Evidence Based Medicine atau Pengobatan Berbasis Bukti
Dunia kedokteran tidak mengenal testimoni |
Dunia kedokteran tidak mengandalkan testimoni. Pengobatan yang diberikan kepada pasien didasarkan pada Evidence Based Medicine (EBM) atau pengobatan berbasis bukti.
EBM adalah pendekatan dalam pengobatan yang menggabungkan hasil penelitian terbaru, kondisi pasien, dan kejadian klinis untuk membuat keputusan medis yang tepat. EBM mengintegrasikan pengalaman klinis, pengetahuan tentang patofisiologi, dan keputusan-keputusan yang diambil demi kesehatan pasien.

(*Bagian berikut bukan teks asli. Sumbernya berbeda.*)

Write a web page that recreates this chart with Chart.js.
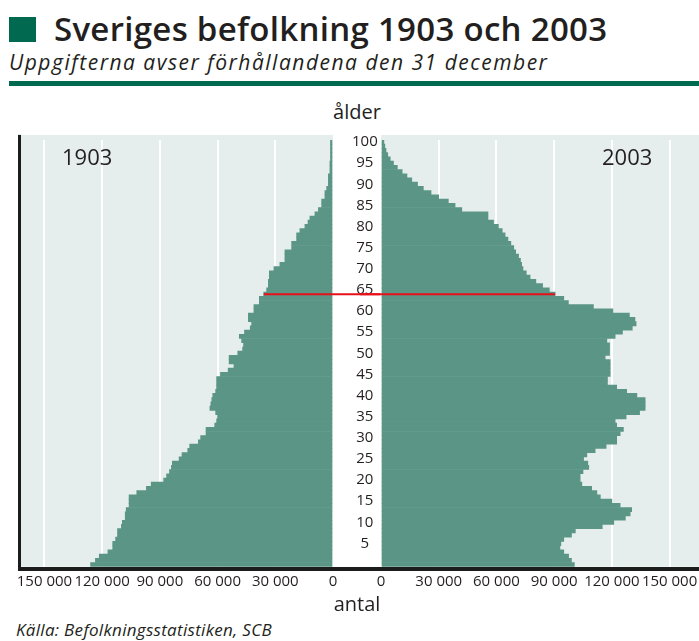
<!DOCTYPE html>
<html>
<head>
<meta charset="utf-8">
<script src="https://cdn.jsdelivr.net/npm/chart.js@4"></script>
<style>
  body { margin: 0; width: 699px; height: 641px; overflow: hidden; background: #fff;
         font-family: "Open Sans", sans-serif; color: #231f20; position: relative; }
  .abs { position: absolute; white-space: nowrap; }
  #sq { left: 9px; top: 17px; width: 27px; height: 25px; background: #00694f; }
  #title { left: 54px; top: 9px; font-size: 33px; font-weight: 600; letter-spacing: 0.3px; line-height: 40px; }
  #sub { left: 9px; top: 49px; font-size: 21px; font-style: italic; letter-spacing: 1.5px; line-height: 26px; }
  #rule { left: 9px; top: 81px; width: 690px; height: 5px; background: #00694f; }
  #alder { left: 307px; width: 100px; text-align: center; top: 99px; font-size: 20px; line-height: 26px; }
  #antal { left: 307px; width: 100px; text-align: center; top: 591px; font-size: 20px; line-height: 26px; }
  #src { left: 16px; top: 619px; font-size: 17px; font-style: italic; letter-spacing: 0.3px; line-height: 22px; }
  .yr { top: 142px; font-size: 22px; line-height: 28px; }
  #leftWrap { left: 0; top: 100px; }
  #rightWrap { left: 360px; top: 100px; }
</style>
</head>
<body>
<div class="abs" id="sq"></div>
<div class="abs" id="title">Sveriges befolkning 1903 och 2003</div>
<div class="abs" id="sub">Uppgifterna avser förhållandena den 31 december</div>
<div class="abs" id="rule"></div>
<div class="abs" id="alder">ålder</div>
<div class="abs" id="leftWrap"><canvas id="left" width="381" height="500"></canvas></div>
<div class="abs" id="rightWrap"><canvas id="right" width="360" height="500"></canvas></div>
<div class="abs yr" style="left:62px">1903</div>
<div class="abs yr" style="left:602px">2003</div>
<div class="abs" id="antal">antal</div>
<div class="abs" id="src">Källa: Befolkningsstatistiken, SCB</div>
<script>
// ages 0..100, one bar per year
const ages = Array.from({ length: 101 }, (_, i) => i);
const ageTicks = [5, 10, 15, 20, 25, 30, 35, 40, 45, 50, 55, 60, 65, 70, 75, 80, 85, 90, 95, 100];
const countTicks = [0, 30000, 60000, 90000, 120000, 150000];
const retireAge = 64;

const pop1903 = [
  126000, 123500, 121500, 117000, 114500, 114500, 113000, 112000, 112000, 110000,
  109500, 108000, 108000, 107500, 106000, 106000, 106000, 102000, 97000, 94500,
  88000, 86500, 85000, 84000, 83500, 80000, 78500, 75500, 74500, 70000,
  68800, 66000, 66000, 61500, 60500, 60000, 61000, 64000, 63500, 63000,
  62500, 61000, 60500, 60500, 60500, 58500, 54500, 51500, 54000, 54000,
  49500, 47000, 46500, 47500, 48700, 46000, 43000, 42300, 44000, 44000,
  41100, 41100, 38300, 38300, 36000, 34500, 33600, 33600, 33100, 33100,
  30700, 27600, 25000, 25000, 25000, 21500, 21500, 18900, 18900, 17200,
  14600, 13000, 12000, 9400, 7600, 5900, 5900, 4200, 4200, 3300,
  2400, 2400, 2400, 1600, 1600, 1600, 1300, 1300, 1300, 1300, 1300
];

const pop2003 = [
  100500, 99000, 97500, 95000, 93000, 93500, 95000, 99000, 101000, 115000,
  121000, 127000, 129500, 130300, 124300, 120000, 114000, 112200, 109500, 104400,
  103500, 103500, 105000, 108000, 107500, 105300, 107000, 111300, 117000, 122500,
  122500, 124300, 126000, 122500, 121700, 127400, 134400, 137300, 137300, 137300,
  133000, 127700, 122500, 117700, 117700, 119100, 119100, 119100, 119100, 116500,
  118800, 118800, 118800, 117400, 121700, 125500, 130600, 132600, 132000, 129100,
  120500, 110400, 97400, 95000, 90500, 87500, 84000, 80500, 77500, 75500,
  73800, 73100, 72500, 71500, 70000, 69000, 67500, 66000, 64500, 63000,
  61000, 58500, 55600, 55600, 42000, 38500, 35000, 30000, 26000, 22000,
  19000, 16000, 13500, 11000, 8500, 6500, 4800, 3500, 2600, 2000, 1500
];

const BAR = '#5a9585';
const BG = '#e5eeec';
const INK = '#231f20';

Chart.defaults.font.family = '"Open Sans", sans-serif';
Chart.defaults.color = INK;

function fmt(v) {
  return String(v).replace(/\B(?=(\d{3})+(?!\d))/g, ' ');
}

function xAxis(reverse, max) {
  return {
    type: 'linear',
    reverse: reverse,
    min: 0,
    max: max,
    afterBuildTicks: s => { s.ticks = countTicks.map(v => ({ value: v })); },
    afterFit: s => { s.height = 30; },
    grid: { color: '#ffffff', lineWidth: 2, drawTicks: false },
    border: { display: false },
    ticks: { autoSkip: false, maxRotation: 0, padding: 6, font: { size: 15 }, color: INK,
             callback: v => fmt(v) }
  };
}

// background panel + black axis lines + red line at retirement age
function framePlugin(side) {
  return {
    id: 'frame' + side,
    beforeDraw(chart) {
      const { ctx, chartArea: a } = chart;
      ctx.save();
      ctx.fillStyle = BG;
      ctx.fillRect(a.left, a.top - 5, a.right - a.left, a.bottom - a.top + 5);
      ctx.restore();
    },
    afterDatasetsDraw(chart) {
      const { ctx, chartArea: a } = chart;
      const y = chart.scales.y.getPixelForValue(ages.indexOf(retireAge));
      ctx.save();
      ctx.strokeStyle = '#e8101a';
      ctx.lineWidth = 2;
      ctx.beginPath();
      if (side === 'L') {
        ctx.moveTo(chart.scales.x.getPixelForValue(pop1903[retireAge]), y);
        ctx.lineTo(chart.width, y);
      } else {
        ctx.moveTo(0, y);
        ctx.lineTo(chart.scales.x.getPixelForValue(pop2003[retireAge]), y);
      }
      ctx.stroke();
      ctx.fillStyle = '#1c1c1c';
      if (side === 'L') ctx.fillRect(a.left - 2, a.top - 5, 3, a.bottom - a.top + 9);
      ctx.fillRect(side === 'L' ? a.left - 2 : 0, a.bottom + 0.3, chart.width, 4);
      ctx.restore();
    }
  };
}

new Chart(document.getElementById('left'), {
  type: 'bar',
  data: {
    labels: ages,
    datasets: [{ label: '1903', data: pop1903, backgroundColor: BAR,
                 barPercentage: 1, categoryPercentage: 1, borderWidth: 0 }]
  },
  options: {
    indexAxis: 'y',
    responsive: false,
    animation: false,
    layout: { padding: { left: 20, right: 0, top: 39.9, bottom: 3.3 } },
    plugins: { legend: { display: false }, tooltip: { enabled: false } },
    scales: {
      x: xAxis(true, 162700),
      y: {
        type: 'category',
        position: 'right',
        reverse: true,
        afterFit: s => { s.width = 48; },
        grid: { display: false },
        border: { display: false },
        ticks: {
          autoSkip: false, crossAlign: 'center', padding: 11,
          font: { size: 15 }, color: INK,
          callback: (v, i) => ageTicks.includes(ages[i]) ? String(ages[i]) : ''
        }
      }
    }
  },
  plugins: [framePlugin('L')]
});

new Chart(document.getElementById('right'), {
  type: 'bar',
  data: {
    labels: ages,
    datasets: [{ label: '2003', data: pop2003, backgroundColor: BAR,
                 barPercentage: 1, categoryPercentage: 1, borderWidth: 0 }]
  },
  options: {
    indexAxis: 'y',
    responsive: false,
    animation: false,
    layout: { padding: { left: 21, right: 0, top: 39.9, bottom: 3.3 } },
    plugins: { legend: { display: false }, tooltip: { enabled: false } },
    scales: {
      x: xAxis(false, 176200),
      y: { type: 'category', reverse: true, display: false }
    }
  },
  plugins: [framePlugin('R')]
});
</script>
</body>
</html>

Dengan kata lain, EBM menggunakan data dari berbagai penelitian untuk menentukan terapi yang paling tepat untuk penyakit tertentu.

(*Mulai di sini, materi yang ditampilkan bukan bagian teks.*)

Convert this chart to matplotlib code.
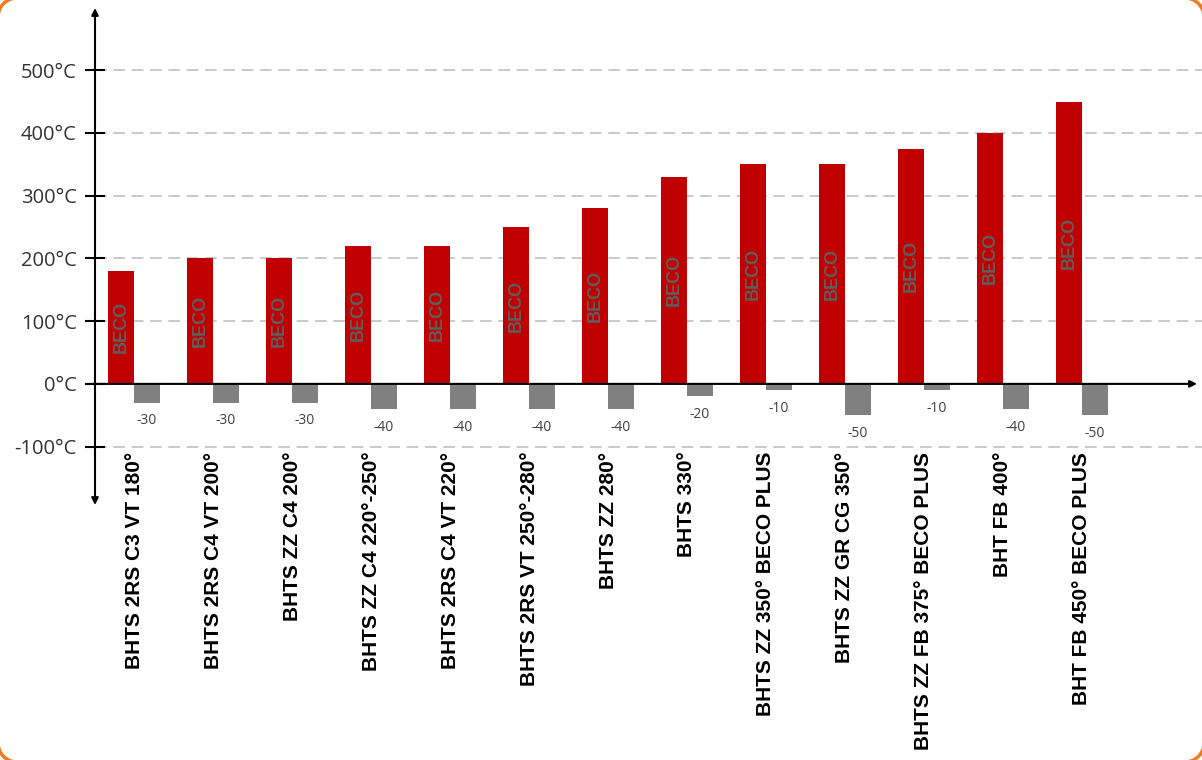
#%% imports
import matplotlib.pyplot as plt
from matplotlib.patches import Arc

#%% data
labels = [
    "BHTS 2RS C3 VT 180°",
    "BHTS 2RS C4 VT 200°",
    "BHTS ZZ C4 200°",
    "BHTS ZZ C4 220°-250°",
    "BHTS 2RS C4 VT 220°",
    "BHTS 2RS VT 250°-280°",
    "BHTS ZZ 280°",
    "BHTS 330°",
    "BHTS ZZ 350° BECO PLUS",
    "BHTS ZZ GR CG 350°",
    "BHTS ZZ FB 375° BECO PLUS",
    "BHT FB 400°",
    "BHT FB 450° BECO PLUS",
]
max_temp = [180, 200, 200, 220, 220, 250, 280, 330, 350, 350, 375, 400, 450]
min_temp = [-30, -30, -30, -40, -40, -40, -40, -20, -10, -50, -10, -40, -50]
yticks = [-100, 0, 100, 200, 300, 400, 500]

#%% figure
fig = plt.figure(figsize=(12.02, 7.6), dpi=100)
ax = fig.add_axes([95 / 1202, 1 - 505 / 760, 1102 / 1202, 497 / 760])

x = list(range(len(labels)))
w = 0.33
ax.bar([i - w / 2 for i in x], max_temp, width=w, color="#c00000", zorder=3)
ax.bar([i + w / 2 for i in x], min_temp, width=w, color="#808080", zorder=3)

for i, v in zip(x, max_temp):
    ax.text(i - w / 2, v / 2, "BECO", rotation=90, ha="center", va="center",
            fontsize=13, fontweight="bold", family="Liberation Sans",
            color="#5f5f5f", zorder=4)

for i, v in zip(x, min_temp):
    ax.annotate(str(v), (i + w / 2, v), xytext=(0, -13), textcoords="offset points",
                ha="center", va="center", fontsize=10, family="Open Sans",
                color="#404040")

for i, lab in zip(x, labels):
    ax.text(i, -108, lab, rotation=90, ha="center", va="top", fontsize=15,
            fontweight="bold", family="Liberation Sans", color="black",
            clip_on=False)

ax.set_xlim(-0.494, 13.456)
ax.set_ylim(-193, 599)

for s in ax.spines.values():
    s.set_visible(False)

ax.set_xticks([])
ax.set_yticks(yticks)
ax.set_yticklabels([f"{v}°C" for v in yticks], family="Open Sans", fontsize=14.5,
                   color="#333333")
ax.tick_params(axis="y", direction="inout", length=14, width=1.5, pad=6)

for v in yticks:
    if v != 0:
        ax.axhline(v, xmax=1.01, color="#c0c0c0", linewidth=1.2, dashes=(7, 4),
                   zorder=1, clip_on=False)

# axes with arrow heads
ax.annotate("", xy=(0, 1), xytext=(0, 0), xycoords="axes fraction",
            arrowprops=dict(arrowstyle="<|-|>", color="black", lw=1.5,
                            mutation_scale=10, shrinkA=0, shrinkB=0))
ax.annotate("", xy=(13.456, 0), xytext=(-0.55, 0), xycoords="data",
            arrowprops=dict(arrowstyle="-|>", color="black", lw=1.5,
                            mutation_scale=10, shrinkA=0, shrinkB=0),
            annotation_clip=False)

# orange rounded corners of the page frame (inches)
W, H = 12.02, 7.6
c, r = 0.17, 0.19
for (cx, cy), (a1, a2) in [((c, H - c), (90, 180)), ((c, c), (180, 270)),
                           ((W - c, c), (270, 360)), ((W - c, H - c), (0, 90))]:
    fig.add_artist(Arc((cx, cy), 2 * r, 2 * r, theta1=a1, theta2=a2,
                       transform=fig.dpi_scale_trans, color="#f07a20",
                       linewidth=2.5))

fig.savefig("out.png", dpi=100)
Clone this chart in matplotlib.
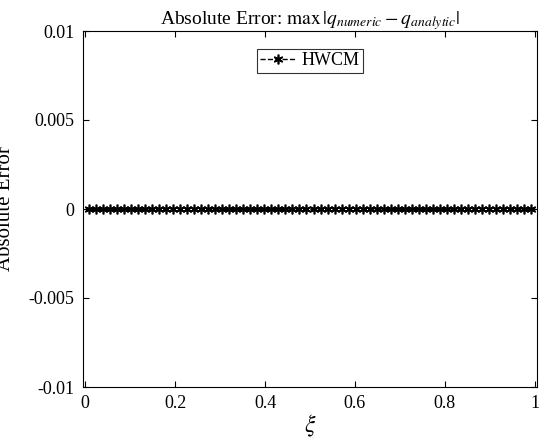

Dengan merujuk pada hasil penelitian kedokteran terbaru dan literatur, baik yang bersifat individu maupun kelompok, EBM membantu dokter dalam beberapa hal berikut:
- Menentukan diagnosis yang tepat
- Memilih rencana pemeriksaan yang terbaru
- Menentukan terapi yang paling efektif
- Menetapkan metode pencegahan penyakit yang terbaru
Jenis penelitian terbaik yang digunakan dalam EBM adalah:
- Randomised Clinical Trials (RCT)
- Meta-analysis
Bukti klinis ini umumnya dipublikasikan dalam jurnal dan dokumen lainnya, yang memudahkan dokter atau tenaga medis untuk mengakses dan memanfaatkannya.
EBM juga melibatkan teknik berskala besar dengan pengelompokan pasien berdasarkan penyakit yang sama. Hal ini dapat digunakan untuk membuat pedoman praktik atau konsensus. Manfaat dari pedoman ini adalah untuk membantu klinisi dalam menentukan diagnosis dan terapi yang tepat.

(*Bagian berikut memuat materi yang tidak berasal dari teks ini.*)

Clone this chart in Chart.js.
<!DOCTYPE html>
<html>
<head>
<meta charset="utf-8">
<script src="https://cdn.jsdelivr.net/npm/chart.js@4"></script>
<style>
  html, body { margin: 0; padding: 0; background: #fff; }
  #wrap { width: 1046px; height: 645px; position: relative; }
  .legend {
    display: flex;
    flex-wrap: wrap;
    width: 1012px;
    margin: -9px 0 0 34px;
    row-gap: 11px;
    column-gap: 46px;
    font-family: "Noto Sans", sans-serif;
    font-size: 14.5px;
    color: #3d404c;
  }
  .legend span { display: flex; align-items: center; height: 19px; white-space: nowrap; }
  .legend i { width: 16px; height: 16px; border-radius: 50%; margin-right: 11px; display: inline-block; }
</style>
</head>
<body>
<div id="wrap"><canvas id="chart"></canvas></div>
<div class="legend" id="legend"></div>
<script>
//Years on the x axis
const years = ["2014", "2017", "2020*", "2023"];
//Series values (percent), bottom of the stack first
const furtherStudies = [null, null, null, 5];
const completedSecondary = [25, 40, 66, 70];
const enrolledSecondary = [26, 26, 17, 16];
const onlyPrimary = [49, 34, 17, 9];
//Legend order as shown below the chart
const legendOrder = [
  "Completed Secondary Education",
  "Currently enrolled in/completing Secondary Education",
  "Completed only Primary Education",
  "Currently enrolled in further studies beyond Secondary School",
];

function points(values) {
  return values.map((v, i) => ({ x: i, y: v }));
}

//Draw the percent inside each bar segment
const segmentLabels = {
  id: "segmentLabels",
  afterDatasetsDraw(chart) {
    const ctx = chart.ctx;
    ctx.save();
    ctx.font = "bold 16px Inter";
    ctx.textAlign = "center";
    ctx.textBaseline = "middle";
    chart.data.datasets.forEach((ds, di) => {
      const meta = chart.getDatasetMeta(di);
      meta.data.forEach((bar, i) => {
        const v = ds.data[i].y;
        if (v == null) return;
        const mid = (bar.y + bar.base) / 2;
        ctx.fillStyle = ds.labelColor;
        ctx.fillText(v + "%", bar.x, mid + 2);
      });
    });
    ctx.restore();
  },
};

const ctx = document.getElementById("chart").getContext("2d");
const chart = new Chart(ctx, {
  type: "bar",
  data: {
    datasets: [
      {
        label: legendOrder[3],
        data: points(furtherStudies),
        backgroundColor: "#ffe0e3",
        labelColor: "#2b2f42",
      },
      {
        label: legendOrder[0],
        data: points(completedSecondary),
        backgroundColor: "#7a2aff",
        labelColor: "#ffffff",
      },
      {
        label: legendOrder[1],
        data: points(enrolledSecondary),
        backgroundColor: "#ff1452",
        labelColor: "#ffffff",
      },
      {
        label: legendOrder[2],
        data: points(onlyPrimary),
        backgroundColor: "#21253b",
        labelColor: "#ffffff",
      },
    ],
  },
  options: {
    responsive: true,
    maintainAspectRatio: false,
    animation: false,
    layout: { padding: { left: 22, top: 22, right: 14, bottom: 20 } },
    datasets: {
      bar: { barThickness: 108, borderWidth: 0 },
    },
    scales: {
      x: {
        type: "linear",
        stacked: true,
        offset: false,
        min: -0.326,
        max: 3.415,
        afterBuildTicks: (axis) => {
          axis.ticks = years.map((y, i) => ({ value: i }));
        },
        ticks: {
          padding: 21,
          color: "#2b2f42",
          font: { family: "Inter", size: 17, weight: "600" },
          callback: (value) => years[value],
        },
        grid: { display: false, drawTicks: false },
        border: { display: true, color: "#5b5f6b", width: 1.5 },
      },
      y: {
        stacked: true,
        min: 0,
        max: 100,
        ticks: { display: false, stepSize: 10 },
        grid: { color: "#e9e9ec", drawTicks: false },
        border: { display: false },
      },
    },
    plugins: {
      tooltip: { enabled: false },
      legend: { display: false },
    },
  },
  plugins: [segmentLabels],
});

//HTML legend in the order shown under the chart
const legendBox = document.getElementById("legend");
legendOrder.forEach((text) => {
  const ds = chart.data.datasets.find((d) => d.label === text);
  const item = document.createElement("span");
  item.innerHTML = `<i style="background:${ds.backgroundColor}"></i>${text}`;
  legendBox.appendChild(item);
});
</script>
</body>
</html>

Berikut adalah contoh penerapan Evidence Based Medicine:
Sebanyak 10.000 pasien dengan penyakit jantung koroner yang memiliki karakteristik serupa dibagi secara acak ke dalam dua kelompok. Kelompok pertama diberi obat yang mengandung tepung, sementara kelompok kedua diberi aspirin dosis rendah. Setelah 5 tahun, pasien yang mengonsumsi aspirin dosis rendah mengalami serangan jantung dan stroke yang lebih rendah dibandingkan dengan kelompok yang hanya mengonsumsi tepung. Sebagai hasilnya, pasien dengan risiko tinggi serangan jantung atau stroke kini dianjurkan untuk mengonsumsi aspirin dosis rendah seumur hidup.
Sebuah penelitian lain membandingkan dua kelompok keluarga. Kelompok pertama adalah keluarga dengan suami yang perokok, dan kelompok kedua adalah keluarga dengan suami non-perokok. Penelitian ini berlangsung selama 10 tahun, dan hasilnya menunjukkan bahwa pada keluarga dengan suami perokok, 5 dari 100 istri menderita kanker paru, sementara pada keluarga non-perokok hanya 1 dari 100 istri yang mengalami kanker paru. Temuan ini menunjukkan bahwa merokok meningkatkan risiko kanker paru pada perokok pasif hingga 5 kali lipat. Penelitian serupa juga menemukan kejadian ISPA, asma, dan pneumonia pada anak-anak yang tinggal bersama perokok. Berdasarkan temuan ini, Centers for Disease Control and Prevention (CDC) menyatakan bahwa "Tidak ada paparan asap rokok pasif yang tidak berisiko terhadap kesehatan."
Dokter dan tenaga medis profesional berusaha mengobati pasien berdasarkan penelitian yang valid, bukan berdasarkan informasi yang tidak jelas.
Dalam dunia kedokteran, bukti ilmiah selalu menjadi prioritas, bukan testimoni.